Benefiting from the exceptional moment of Marxist internationalism in a realm usually dominated by ethnic Russians, this Caucasian, pockmarked and compact, with a withered arm, a Marxist-Leninist fanatic who always spoke Russian with a heavy accent, now ruled the tsar’s empire. But within the Party Stalin’s comrades mocked his obscurity, challenged his dictatorship, questioned his collectivization and, he believed, encouraged his manic-depressive wife, Nadezhda, to commit suicide. If Russia faced a new war against Hitler, Stalin needed to enforce total supremacy. Killing was his way to do it. ‘Our system,’ he told a confidant, ‘is bloodletting,’ later explaining that his method was ‘quicker but requires more blood’.
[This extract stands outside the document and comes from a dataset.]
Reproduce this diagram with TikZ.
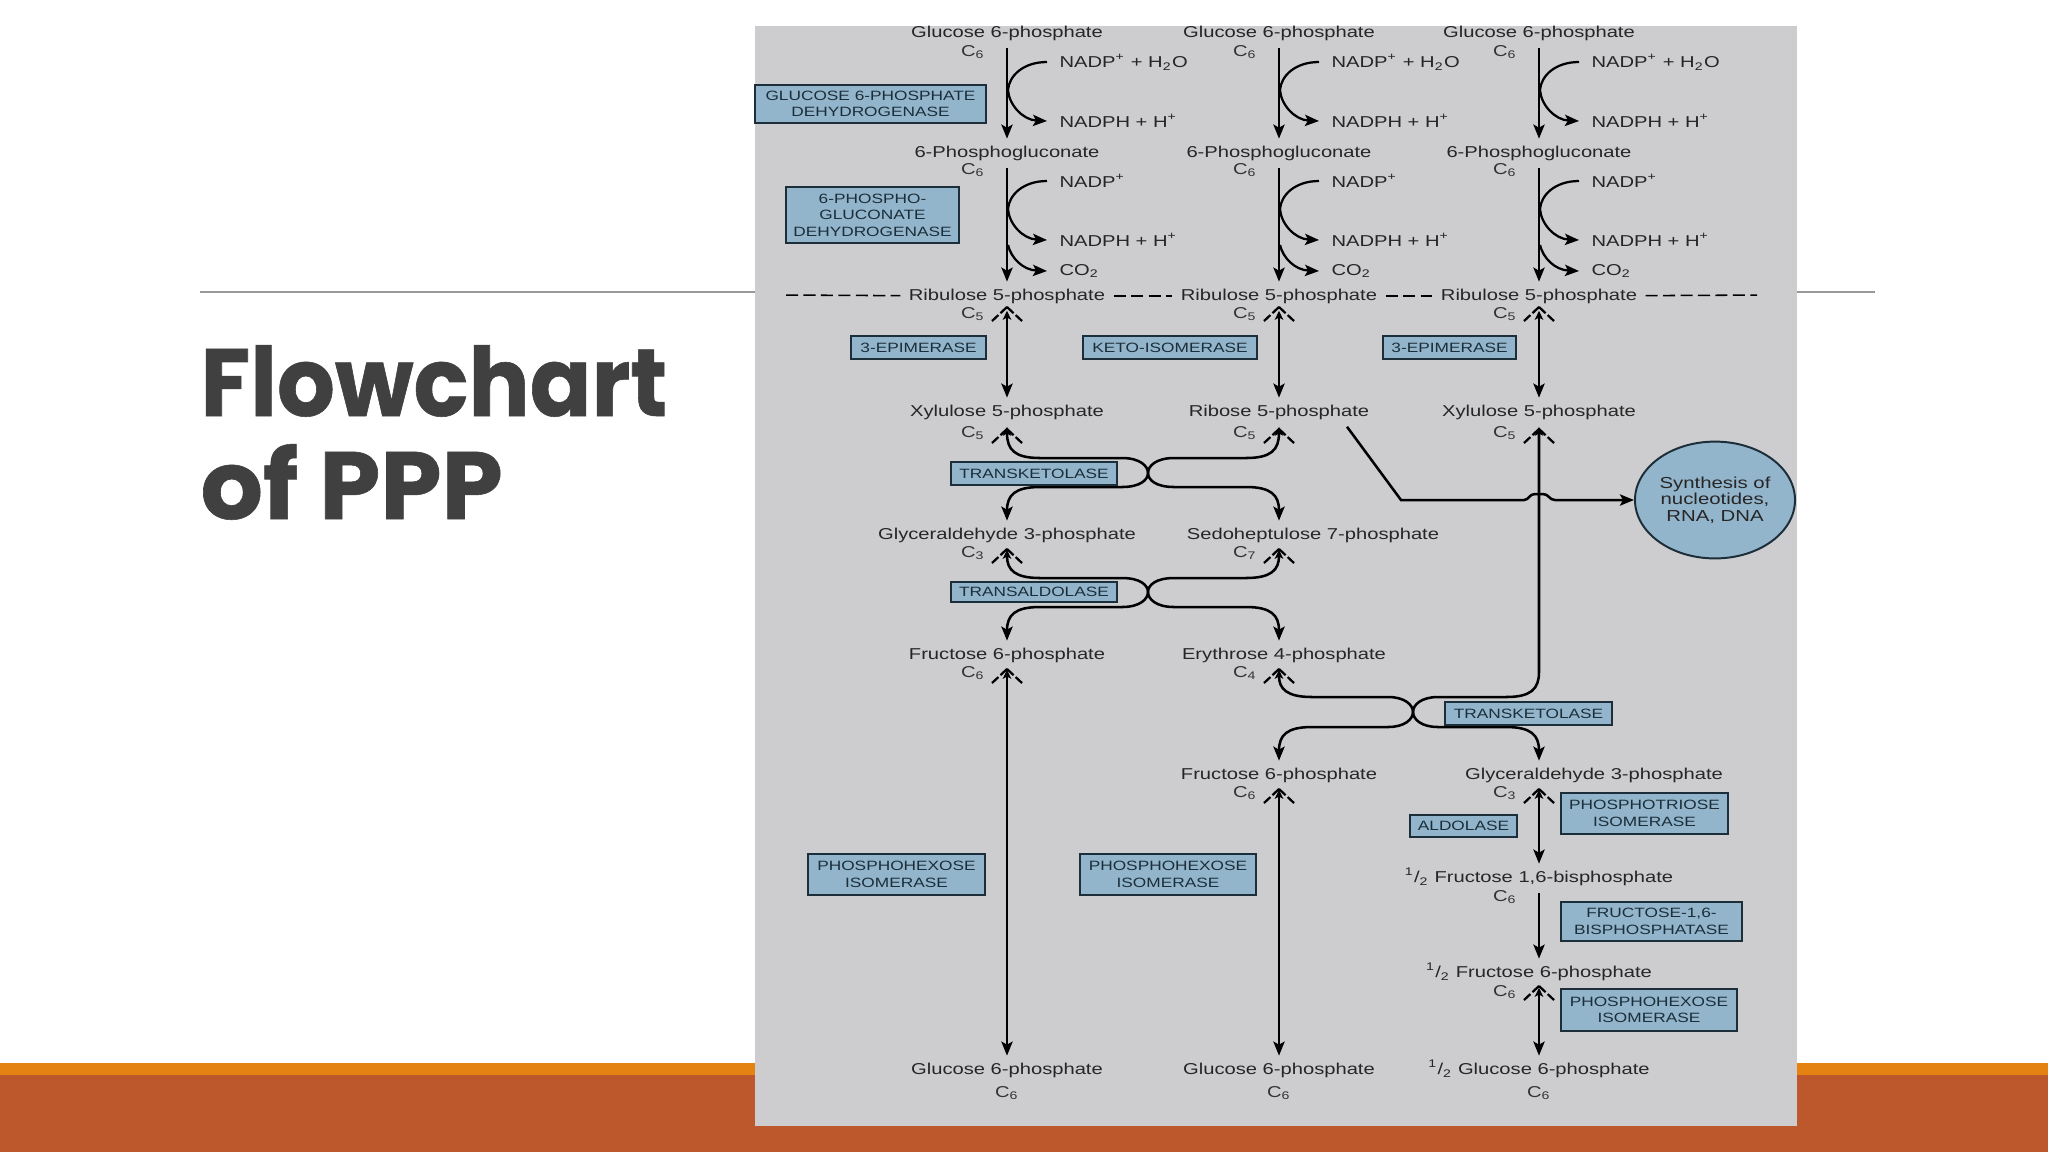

Five months after the Night of the Long Knives, on 1 December 1934, Stalin’s ally and Leningrad (formerly Petrograd) leader Sergei Kirov was assassinated, most likely by an unstable comrade whose wife he had seduced – though it also possible that Stalin organized it. Always a master improviser, Stalin took emergency powers and launched a Terror, ordering arrests, deportations and killings to purge the Party not just of traitors but even of those who might think
disloyal thoughts. Terror was part of the DNA of the Communist Party; autocracy was part of the DNA of the Russian state; and killing was Stalin’s essential political tool but also part of a personality shaped by his underground life, the savagery of the civil war and, above all, by the experience of power and insecurity in the Kremlin. Dictatorship makes its own monsters. The bizarre mayhem of the Terror was the creation of all of these, driven by Stalin’s ferocious darkness, implacable will, political skill and his cool but totally reckless violence. No great power has ever mutilated itself in such an extraordinary frenzy of chaos and murder. Suspicious of veteran Bolsheviks and generals, Stalin orchestrated a national witch-hunt, staging melodramatic show trials at which respected leaders confessed to outlandish plots. He and his NKVD commissar, a dwarfish myrmidon called Nikolai Yezhov, drew up death lists known as ‘albums’ of thousands of comrades whom Stalin often knew intimately; meanwhile hundreds of thousands of unnamed victims, singled out via quotas of place, race and background, were also targeted: in the ‘national operations’, Poles and Koreans were decimated; within the republics, the terror hit Ukrainians most intensely. The vindictive torture of old enemies, the killing of friends and families and the paranoid scenarios of lurid conspiracies all reflected the strangeness of Stalin himself, but he believed that terror was the only way to ensure total loyalty. ‘Better that ten innocent people should suffer than one spy get away,’ he said. ‘When you chop wood, chips fly.’ During his reign, eighteen million innocents passed through the atrocious GULAG camps. Starting from a mere 79,000 slave labourers in 1930, rising to a million in 1935 and around seven million by 1938, these slaves toiled on canals or in mines; yet, as in the American south, slavery was not only diabolical but economically inefficient. During 1936–8, a million victims were officially liquidated but real numbers were much higher. Forty thousand officers were executed, including three out of the five marshals. The total killed during Stalin’s rule will never be known but it was probably close to twenty million.Watching Stalin’s self-destructive ‘meatgrinder’, Hitler was convinced that the Soviet Union had been severely weakened. He revelled in the messianic mystical union of Volk und Führer
, performing at vast theatrical rallies at Nuremberg. ‘Once in the days of yore you heard the voice of a man,’ Hitler told the rally in September 1936, ‘and … it awakened you, and you followed it … When we meet here we are suffused with wonder at our coming together. Not all of you can see me, and I can’t see all of you. But I can feel you, and you can feel me.’ETHIOPIA WITH OR WITHOUT ETHIOPIANS: HAILE SELASSIE AND MUSSOLINI
In December 1934, as the Führer turned to Europe and Stalin launched his Terror, the Duce turned to Ethiopia to avenge Adowa.
Five years earlier, its thirty-seven-year-old regent, Ras Tafari, had been crowned as Negus Negust
Haile Selassie in St George’s, Addis, a ceremony attended for the first time by guests from all the European powers, designed to dazzle with traditional Ethiopian glory and independent modernity. Haile Selassie annexed the last of the Muslim sultanates and created a constitution with an assembly that established an absolutist monarchy.* But Ethiopia’s position between Italian Eritrea and Somaliland made it an ideal place to launch Mussolini’s new Roman empire.‘Only he and I knew what was going to happen,’ boasted General Emilio De Bono, promising the Duce that its conquest ‘wouldn’t be difficult’.
‘Full speed ahead,’ ordered Mussolini.